CAN AMD RESPOND?
Intel isn’t just sticking an AMD graphics chip into the same package as its CPUs. Intel also now plans to compete directly in the high-performance GPU market with its own in-house designs. The endgame seems pretty clear—namely a unified high-performance solution that combines full CPU and graphics capabilities, and pushes all of Intel’s major competitors in the performance PC market to the sidelines.
But hang on: There’s another company that has both high-performance x86 CPU and graphics technology. That’s AMD, and in fact, it’s the only company that currently has both in-house. For Intel, high-performance in-house graphics is merely an aspiration at the moment. If Intel’s big new idea with its CPUGPU package is so clever, surely AMD can simply do its own version long before Intel can catch up on the graphics side?

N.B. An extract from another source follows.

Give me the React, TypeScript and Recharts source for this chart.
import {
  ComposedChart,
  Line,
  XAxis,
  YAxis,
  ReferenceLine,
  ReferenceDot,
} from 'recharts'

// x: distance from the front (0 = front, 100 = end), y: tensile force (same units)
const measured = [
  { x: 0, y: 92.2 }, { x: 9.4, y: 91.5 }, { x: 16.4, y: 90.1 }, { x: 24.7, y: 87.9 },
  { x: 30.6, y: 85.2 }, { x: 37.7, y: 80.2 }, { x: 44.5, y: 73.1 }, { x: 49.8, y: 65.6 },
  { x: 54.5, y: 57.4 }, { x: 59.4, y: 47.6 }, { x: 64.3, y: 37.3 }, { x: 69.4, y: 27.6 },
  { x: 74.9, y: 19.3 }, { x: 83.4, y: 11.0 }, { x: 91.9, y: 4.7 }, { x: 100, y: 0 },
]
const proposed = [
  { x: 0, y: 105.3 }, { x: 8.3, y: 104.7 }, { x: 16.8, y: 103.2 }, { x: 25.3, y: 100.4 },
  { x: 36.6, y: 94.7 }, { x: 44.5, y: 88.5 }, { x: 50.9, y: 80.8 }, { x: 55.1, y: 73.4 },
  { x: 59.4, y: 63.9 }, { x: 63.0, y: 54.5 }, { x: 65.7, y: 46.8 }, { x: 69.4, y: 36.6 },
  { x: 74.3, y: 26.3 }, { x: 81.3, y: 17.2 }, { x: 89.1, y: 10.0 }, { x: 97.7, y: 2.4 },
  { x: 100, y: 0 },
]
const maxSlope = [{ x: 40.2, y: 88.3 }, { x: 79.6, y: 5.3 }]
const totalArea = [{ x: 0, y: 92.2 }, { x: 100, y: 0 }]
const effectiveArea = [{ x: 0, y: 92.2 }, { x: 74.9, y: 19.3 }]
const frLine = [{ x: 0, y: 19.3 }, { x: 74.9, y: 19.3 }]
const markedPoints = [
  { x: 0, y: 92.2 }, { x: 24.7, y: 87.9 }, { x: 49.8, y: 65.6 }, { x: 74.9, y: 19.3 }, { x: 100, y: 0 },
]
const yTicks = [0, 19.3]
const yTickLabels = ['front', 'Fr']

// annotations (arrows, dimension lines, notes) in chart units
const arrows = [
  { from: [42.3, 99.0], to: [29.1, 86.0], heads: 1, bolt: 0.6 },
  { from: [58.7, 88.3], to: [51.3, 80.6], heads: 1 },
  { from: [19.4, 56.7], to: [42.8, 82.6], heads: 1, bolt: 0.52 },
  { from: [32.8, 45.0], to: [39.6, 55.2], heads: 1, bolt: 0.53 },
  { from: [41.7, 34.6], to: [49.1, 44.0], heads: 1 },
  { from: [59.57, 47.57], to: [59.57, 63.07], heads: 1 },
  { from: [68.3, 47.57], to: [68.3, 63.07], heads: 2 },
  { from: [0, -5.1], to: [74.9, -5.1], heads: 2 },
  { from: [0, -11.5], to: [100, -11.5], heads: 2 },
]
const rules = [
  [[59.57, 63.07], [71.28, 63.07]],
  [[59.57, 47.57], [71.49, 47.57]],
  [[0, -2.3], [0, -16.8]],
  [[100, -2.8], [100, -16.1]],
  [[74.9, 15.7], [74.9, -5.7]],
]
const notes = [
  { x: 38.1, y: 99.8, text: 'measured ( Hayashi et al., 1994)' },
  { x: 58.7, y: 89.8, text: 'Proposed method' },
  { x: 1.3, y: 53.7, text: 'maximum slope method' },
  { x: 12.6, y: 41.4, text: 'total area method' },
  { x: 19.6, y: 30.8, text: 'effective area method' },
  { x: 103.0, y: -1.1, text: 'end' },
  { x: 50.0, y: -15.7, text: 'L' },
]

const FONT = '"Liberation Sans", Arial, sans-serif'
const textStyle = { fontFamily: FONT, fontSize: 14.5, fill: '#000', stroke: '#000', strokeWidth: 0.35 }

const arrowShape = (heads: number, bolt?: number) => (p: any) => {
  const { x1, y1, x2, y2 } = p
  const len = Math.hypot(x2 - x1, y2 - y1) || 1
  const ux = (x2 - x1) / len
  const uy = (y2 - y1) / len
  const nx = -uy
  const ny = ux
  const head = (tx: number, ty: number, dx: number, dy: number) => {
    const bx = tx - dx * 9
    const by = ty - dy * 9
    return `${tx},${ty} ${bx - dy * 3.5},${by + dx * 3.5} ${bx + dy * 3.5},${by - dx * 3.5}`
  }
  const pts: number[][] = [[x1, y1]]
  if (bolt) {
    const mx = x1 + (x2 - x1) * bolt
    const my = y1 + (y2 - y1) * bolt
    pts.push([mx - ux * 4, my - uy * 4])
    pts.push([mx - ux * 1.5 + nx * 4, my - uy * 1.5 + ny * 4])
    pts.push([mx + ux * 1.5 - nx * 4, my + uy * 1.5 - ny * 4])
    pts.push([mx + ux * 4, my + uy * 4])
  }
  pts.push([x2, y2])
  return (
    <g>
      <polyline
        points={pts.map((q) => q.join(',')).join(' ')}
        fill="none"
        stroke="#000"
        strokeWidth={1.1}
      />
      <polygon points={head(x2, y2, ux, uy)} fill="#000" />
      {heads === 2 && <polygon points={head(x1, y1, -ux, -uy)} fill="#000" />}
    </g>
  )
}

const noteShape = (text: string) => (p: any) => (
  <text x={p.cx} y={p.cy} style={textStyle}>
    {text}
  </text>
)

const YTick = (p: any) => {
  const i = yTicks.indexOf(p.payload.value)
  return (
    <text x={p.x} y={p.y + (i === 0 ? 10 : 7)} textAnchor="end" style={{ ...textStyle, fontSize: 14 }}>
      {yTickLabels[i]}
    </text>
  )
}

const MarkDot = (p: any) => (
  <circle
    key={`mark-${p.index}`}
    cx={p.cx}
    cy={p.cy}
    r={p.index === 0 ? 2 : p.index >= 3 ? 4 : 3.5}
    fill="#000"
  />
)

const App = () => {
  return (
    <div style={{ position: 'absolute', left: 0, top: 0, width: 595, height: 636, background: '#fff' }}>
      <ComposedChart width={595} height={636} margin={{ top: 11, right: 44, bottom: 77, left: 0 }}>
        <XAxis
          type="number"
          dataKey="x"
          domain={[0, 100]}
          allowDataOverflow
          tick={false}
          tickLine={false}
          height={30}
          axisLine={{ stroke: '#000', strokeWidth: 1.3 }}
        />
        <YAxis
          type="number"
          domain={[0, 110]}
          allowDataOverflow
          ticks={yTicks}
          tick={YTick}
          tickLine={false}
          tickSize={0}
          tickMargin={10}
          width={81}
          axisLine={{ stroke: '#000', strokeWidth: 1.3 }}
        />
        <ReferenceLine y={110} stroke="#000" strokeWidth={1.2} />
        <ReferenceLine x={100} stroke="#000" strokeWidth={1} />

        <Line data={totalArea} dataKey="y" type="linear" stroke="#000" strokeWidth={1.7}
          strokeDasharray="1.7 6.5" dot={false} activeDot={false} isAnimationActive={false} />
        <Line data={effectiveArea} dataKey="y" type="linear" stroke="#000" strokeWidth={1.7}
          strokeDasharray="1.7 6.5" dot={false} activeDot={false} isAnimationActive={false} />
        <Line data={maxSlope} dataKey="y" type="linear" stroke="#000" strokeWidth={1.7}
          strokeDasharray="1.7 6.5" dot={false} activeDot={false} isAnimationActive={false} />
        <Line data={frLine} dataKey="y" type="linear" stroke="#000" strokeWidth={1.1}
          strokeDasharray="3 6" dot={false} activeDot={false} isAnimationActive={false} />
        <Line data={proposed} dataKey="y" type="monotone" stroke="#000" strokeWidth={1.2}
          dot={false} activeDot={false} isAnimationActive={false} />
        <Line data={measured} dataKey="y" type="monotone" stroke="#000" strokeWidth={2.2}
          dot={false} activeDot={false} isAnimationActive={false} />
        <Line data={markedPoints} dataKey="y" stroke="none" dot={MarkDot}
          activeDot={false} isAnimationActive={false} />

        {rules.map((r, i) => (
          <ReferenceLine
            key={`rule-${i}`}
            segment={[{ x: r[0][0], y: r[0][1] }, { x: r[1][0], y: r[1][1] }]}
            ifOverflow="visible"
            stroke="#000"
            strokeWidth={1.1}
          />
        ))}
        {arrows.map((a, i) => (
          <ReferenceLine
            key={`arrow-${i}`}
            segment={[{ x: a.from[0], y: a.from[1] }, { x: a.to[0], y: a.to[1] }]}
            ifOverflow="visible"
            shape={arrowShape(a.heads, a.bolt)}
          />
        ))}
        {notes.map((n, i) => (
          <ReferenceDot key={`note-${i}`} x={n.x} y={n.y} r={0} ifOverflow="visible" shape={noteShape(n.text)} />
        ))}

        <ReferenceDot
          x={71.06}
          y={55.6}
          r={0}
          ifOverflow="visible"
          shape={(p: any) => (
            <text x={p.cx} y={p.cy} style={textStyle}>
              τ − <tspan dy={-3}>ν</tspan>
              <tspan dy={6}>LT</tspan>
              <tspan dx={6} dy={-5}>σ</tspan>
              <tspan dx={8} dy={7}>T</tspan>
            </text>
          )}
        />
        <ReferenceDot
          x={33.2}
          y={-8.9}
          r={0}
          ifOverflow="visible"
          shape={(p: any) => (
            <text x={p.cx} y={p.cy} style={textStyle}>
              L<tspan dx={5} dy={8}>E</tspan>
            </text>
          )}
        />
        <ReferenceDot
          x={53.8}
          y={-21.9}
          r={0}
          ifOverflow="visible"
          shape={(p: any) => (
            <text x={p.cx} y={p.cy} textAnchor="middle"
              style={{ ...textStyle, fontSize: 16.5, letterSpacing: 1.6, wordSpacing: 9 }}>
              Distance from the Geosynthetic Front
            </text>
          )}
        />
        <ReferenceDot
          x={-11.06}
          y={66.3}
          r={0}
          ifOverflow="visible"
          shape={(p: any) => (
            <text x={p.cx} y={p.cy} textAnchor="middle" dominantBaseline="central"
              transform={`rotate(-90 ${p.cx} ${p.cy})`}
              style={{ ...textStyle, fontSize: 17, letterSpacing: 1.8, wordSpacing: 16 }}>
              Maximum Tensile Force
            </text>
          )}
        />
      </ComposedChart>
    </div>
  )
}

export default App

On paper, that’s true. In practice, AMD struggles to sell its products at the high end, even when competitive. AMD could very well produce an outstanding CPU-GPU package and struggle to get OEM PC builders to adopt it. It just doesn’t have the marketing clout to fight off Intel’s aggressive tactics.

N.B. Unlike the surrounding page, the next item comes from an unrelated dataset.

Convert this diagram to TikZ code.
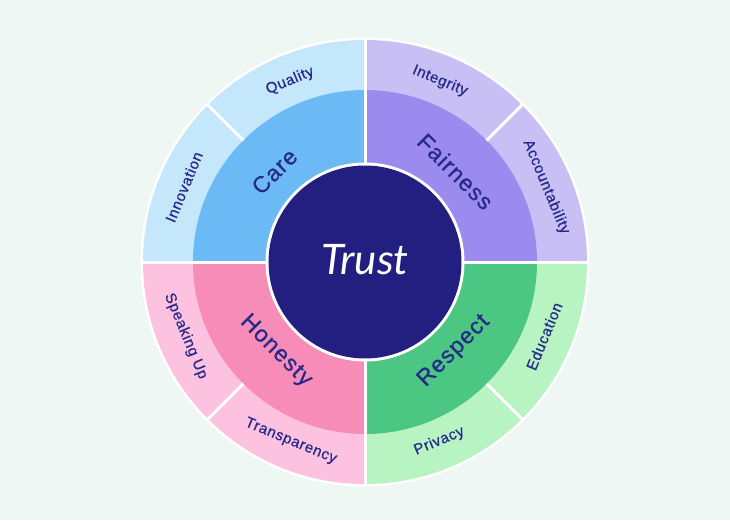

Oh, and if you are wondering, AMD’s new CPU-GPU chips, or APUs, codenamed Raven Ridge, are not competitors for the Intel package, with performance AMD graphics and HBM2 memory inside. Currently, Raven Ridge is available in two Ryzen APU models: the Ryzen 7 2700U and Ryzen 5 2500U, both aimed at laptop PCs. Yes, Raven Ridge does combine AMD’s fantastic new Ryzen CPU with its latest Vega graphics. In fact, it does so on the same slice of silicon, not just in the same package. But it’s that tight integration that reveals the real target for Raven Ridge: Intel’s existing laptop processors with integrated graphics. The top Ryzen 7 2700U version of Raven Ridge offers 10 AMD graphics compute units, which works out at 640 unified shaders. That compares with 1,536 shaders in the Intel-AMD product, albeit of a slightly different spec.
Raven Ridge is also a conventional APU in that the GPU part of the chip must share access to memory with the CPU via a standard memory controller. With current PC system memory performance, that pretty much makes it impossible to support high-resolution 3D graphics. CPU memory controllers and DDR4 RAM don’t offer nearly enough bandwidth for the GPU alone, let alone when sharing resources with the CPU.